Si l’on regarde l’ensemble de l’UE, ce sont quand même les partis «mainstream», démocrates-chrétiens, sociaux-démocrates, libéraux, qui sont au gouvernement. Mais il est vrai que dans certains États membres, des partis populistes reçoivent du soutien et il faut prendre cela très au sérieux. C’est pour cette raison que le programme de la Commission Juncker est très politique et prévoit d’en faire beaucoup plus dans des domaines comme la croissance économique, la réduction du chômage, la gestion de l’immigration, etc.

Un des points essentiels est celui de la subsidiarité. La Commission Juncker a réduit le nombre de projets de lois européens de plus de 100 par an auparavant à 25 par an. Si un problème peut être résolu au niveau national, régional ou local, tant mieux. Il n’est pas nécessaire que Bruxelles s’occupe de tout.

L’UE n’est pas parfaite. Mais n’oublions pas ce qu’était l’Europe il y a 70 ans, ni tous les avantages que nous tirons de l’intégration. Aujourd’hui, avec la globalisation, si nous voulons défendre les valeurs européennes et nos intérêts dans le monde, je crois qu’il vaut mieux être dans un «club», avec une Commission qui peut négocier au niveau international. Et je crois, surtout, que nous devons encore mieux expliquer les avantages de l’UE. 

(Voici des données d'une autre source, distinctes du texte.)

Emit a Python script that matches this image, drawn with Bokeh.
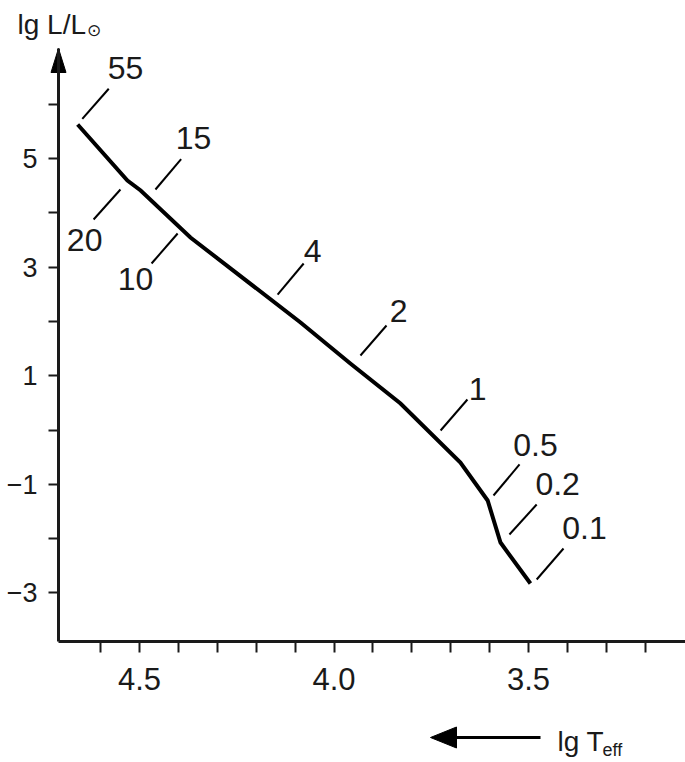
from bokeh.plotting import figure
from bokeh.models import (Range1d, FixedTicker, LinearAxis, CustomJSTickFormatter,
                          NumeralTickFormatter)
from bokeh.core.properties import value
from bokeh.embed import file_html
from bokeh.resources import INLINE

# ---- data: main sequence track (lg Teff, lg L/Lsun) ----
ms_lgT = [4.659, 4.531, 4.497, 4.369, 4.086, 3.958, 3.829, 3.675, 3.605, 3.572, 3.495]
ms_lgL = [5.626, 4.595, 4.411, 3.545, 1.980, 1.225, 0.488, -0.599, -1.298, -2.072, -2.827]

# mass markers (solar masses): marker line start / end, label position
mass_labels = ["55", "15", "20", "10", "4", "2", "1", "0.5", "0.2", "0.1"]
mark_T0 = [4.647, 4.459, 4.549, 4.402, 4.145, 3.932, 3.726, 3.590, 3.549, 3.479]
mark_L0 = [5.731, 4.429, 4.429, 3.619, 2.495, 1.372, -0.009, -1.206, -1.925, -2.753]
mark_T1 = [4.579, 4.393, 4.618, 4.469, 4.078, 3.865, 3.657, 3.523, 3.479, 3.410]
mark_L1 = [6.284, 4.987, 3.877, 3.066, 3.066, 1.924, 0.562, -0.635, -1.372, -2.182]
label_T = [4.536, 4.361, 4.641, 4.510, 4.055, 3.834, 3.631, 3.482, 3.425, 3.356]
label_L = [6.66, 5.37, 3.49, 2.79, 3.29, 2.20, 0.75, -0.28, -1.00, -1.81]

# axis ticks
x_major = [4.5, 4.0, 3.5]
x_minor = [4.6, 4.4, 4.3, 4.2, 4.1, 3.9, 3.8, 3.7, 3.6, 3.4, 3.3, 3.2]
y_major = [5, 3, 1, -1, -3]
y_minor = [6, 4, 2, 0, -2]

W, H = 685, 762
FONT = "Liberation Sans"
INK = "#1a1a1a"


# map reference pixel positions to data coordinates (for layout of frame and annotations)
def T_at(px):
    return 4.5 + (139 - px) / 389.0


def L_at(py):
    return 5 + (158 - py) / 54.3


AX_T = T_at(58)      # position of the vertical axis (lg Teff)
AX_L = L_at(641)     # position of the horizontal axis (lg L)
TOP_L = L_at(48)     # tip of the vertical axis arrow

p = figure(width=W, height=H, x_range=Range1d(T_at(0), T_at(W)), y_range=Range1d(L_at(H), L_at(0)),
           output_backend="svg", toolbar_location=None,
           x_axis_location=None, y_axis_location=None,
           min_border=0, min_border_left=0, min_border_right=0, min_border_top=0, min_border_bottom=0)
p.outline_line_color = None
p.xgrid.visible = False
p.ygrid.visible = False
p.background_fill_color = "white"
p.border_fill_color = "white"

xaxis = LinearAxis(ticker=FixedTicker(ticks=x_major, minor_ticks=x_minor),
                   formatter=NumeralTickFormatter(format="0.0"),
                   fixed_location=AX_L, bounds=(T_at(W), AX_T))
yaxis = LinearAxis(ticker=FixedTicker(ticks=y_major, minor_ticks=y_minor),
                   formatter=CustomJSTickFormatter(code="return tick < 0 ? '\u2212' + Math.abs(tick) : String(tick);"),
                   fixed_location=AX_T, bounds=(AX_L, TOP_L))
for ax in (xaxis, yaxis):
    ax.axis_line_width = 3
    ax.axis_line_color = INK
    ax.major_tick_line_width = 2
    ax.minor_tick_line_width = 2
    ax.major_tick_line_color = INK
    ax.minor_tick_line_color = INK
    ax.major_tick_in = 0
    ax.minor_tick_in = 0
    ax.major_label_text_font = FONT
    ax.major_label_text_color = INK
xaxis.major_tick_out = 11
xaxis.minor_tick_out = 11
xaxis.major_label_text_font_size = "31px"
xaxis.major_label_standoff = 15
yaxis.major_tick_out = 10
yaxis.minor_tick_out = 10
yaxis.major_label_text_font_size = "27px"
yaxis.major_label_standoff = 11
p.add_layout(xaxis, "below")
p.add_layout(yaxis, "left")

# main sequence
p.line(ms_lgT, ms_lgL, line_width=4, line_color="black", line_join="miter")
# mass markers
p.segment(x0=mark_T0, y0=mark_L0, x1=mark_T1, y1=mark_L1, line_width=2, line_color="black")
p.text(x=label_T, y=label_L, text=mass_labels, text_align="center", text_baseline="middle",
       text_font=value(FONT), text_font_size="32px", text_color=INK)

# arrowhead on the vertical axis
p.patch([AX_T, T_at(50.5), T_at(65.5)], [TOP_L, L_at(72), L_at(72)],
        fill_color="black", line_color="black", line_width=1)

# vertical axis title: lg L/L⊙
p.text(x=[T_at(17)], y=[L_at(24)], text=["lg L/L"], text_baseline="alphabetic",
       text_font=value(FONT), text_font_size="28px", text_color=INK)
p.text(x=[T_at(93.5)], y=[L_at(29)], text=["\u2299"], text_align="center", text_baseline="middle",
       text_font=value("DejaVu Sans"), text_font_size="17px", text_color=INK)

# horizontal axis title with arrow: ← lg Teff
p.line([T_at(453), T_at(540)], [L_at(737), L_at(737)], line_width=3, line_color="black")
p.patch([T_at(430), T_at(456), T_at(456)], [L_at(737), L_at(726.5), L_at(747.5)],
        fill_color="black", line_color="black", line_width=1)
p.text(x=[T_at(557)], y=[L_at(741)], text=["lg T"], text_baseline="alphabetic",
       text_font=value(FONT), text_font_size="28px", text_color=INK)
p.text(x=[T_at(602)], y=[L_at(749)], text=["eff"], text_baseline="alphabetic",
       text_font=value(FONT), text_font_size="18px", text_color=INK)

open("out.html", "w").write(file_html(p, INLINE))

«Les citoyens européens, et surtout les jeunes, ont une vie beaucoup plus libre et facile grâce à l’UE, mais ils ne s’en rendent pas compte»

L’intégration européenne a changé le continent, mais aussi nos vies personnelles…

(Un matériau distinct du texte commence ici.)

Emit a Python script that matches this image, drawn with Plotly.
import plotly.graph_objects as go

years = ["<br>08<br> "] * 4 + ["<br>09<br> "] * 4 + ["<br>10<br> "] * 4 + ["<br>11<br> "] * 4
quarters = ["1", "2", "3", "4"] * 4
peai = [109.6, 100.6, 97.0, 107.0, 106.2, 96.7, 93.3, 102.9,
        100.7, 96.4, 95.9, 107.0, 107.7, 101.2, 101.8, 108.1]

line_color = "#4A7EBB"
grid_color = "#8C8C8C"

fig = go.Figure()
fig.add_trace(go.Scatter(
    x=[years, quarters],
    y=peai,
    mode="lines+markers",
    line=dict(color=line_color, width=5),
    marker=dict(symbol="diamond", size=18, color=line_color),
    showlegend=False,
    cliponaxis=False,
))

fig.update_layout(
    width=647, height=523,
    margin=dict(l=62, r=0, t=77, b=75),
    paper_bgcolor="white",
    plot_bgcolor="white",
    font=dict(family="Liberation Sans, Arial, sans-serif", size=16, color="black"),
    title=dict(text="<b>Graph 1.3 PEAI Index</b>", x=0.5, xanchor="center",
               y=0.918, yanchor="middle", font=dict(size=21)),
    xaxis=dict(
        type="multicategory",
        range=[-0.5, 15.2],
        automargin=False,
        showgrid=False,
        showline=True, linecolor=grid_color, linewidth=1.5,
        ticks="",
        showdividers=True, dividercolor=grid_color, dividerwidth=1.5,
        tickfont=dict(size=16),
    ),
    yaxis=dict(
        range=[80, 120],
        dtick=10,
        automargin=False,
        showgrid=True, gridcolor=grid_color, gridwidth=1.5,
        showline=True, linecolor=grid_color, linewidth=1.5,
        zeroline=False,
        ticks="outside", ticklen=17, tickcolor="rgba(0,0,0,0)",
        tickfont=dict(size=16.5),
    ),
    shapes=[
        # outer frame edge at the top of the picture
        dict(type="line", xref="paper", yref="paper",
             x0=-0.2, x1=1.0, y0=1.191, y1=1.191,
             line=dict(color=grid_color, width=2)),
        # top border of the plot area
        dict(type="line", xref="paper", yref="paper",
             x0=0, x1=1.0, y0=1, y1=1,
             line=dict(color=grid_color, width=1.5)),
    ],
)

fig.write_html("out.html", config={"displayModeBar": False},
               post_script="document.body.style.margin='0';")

Tout à fait, et ce sont ces gains dans le quotidien qui sont les plus importants. J’ai deux enfants qui n’ont jamais été arrêtés à la frontière, ils utilisent leur téléphone dans toute l’UE sans frais de roaming, prennent des avions à bas tarif parce qu’il y a une concurrence entre les compagnies aériennes au niveau continental, et ne doivent pas changer de l’argent quand ils voyagent dans un pays voisin. Je veux dire que les citoyens européens, et surtout les jeunes, ont une vie beaucoup plus libre et facile grâce à l’UE, mais ils ne s’en rendent pas compte. Parce qu’ils n’ont pas connu la guerre et ne se souviennent pas ce qu’était l’Europe divisée en Etats nations rivalisant entre eux.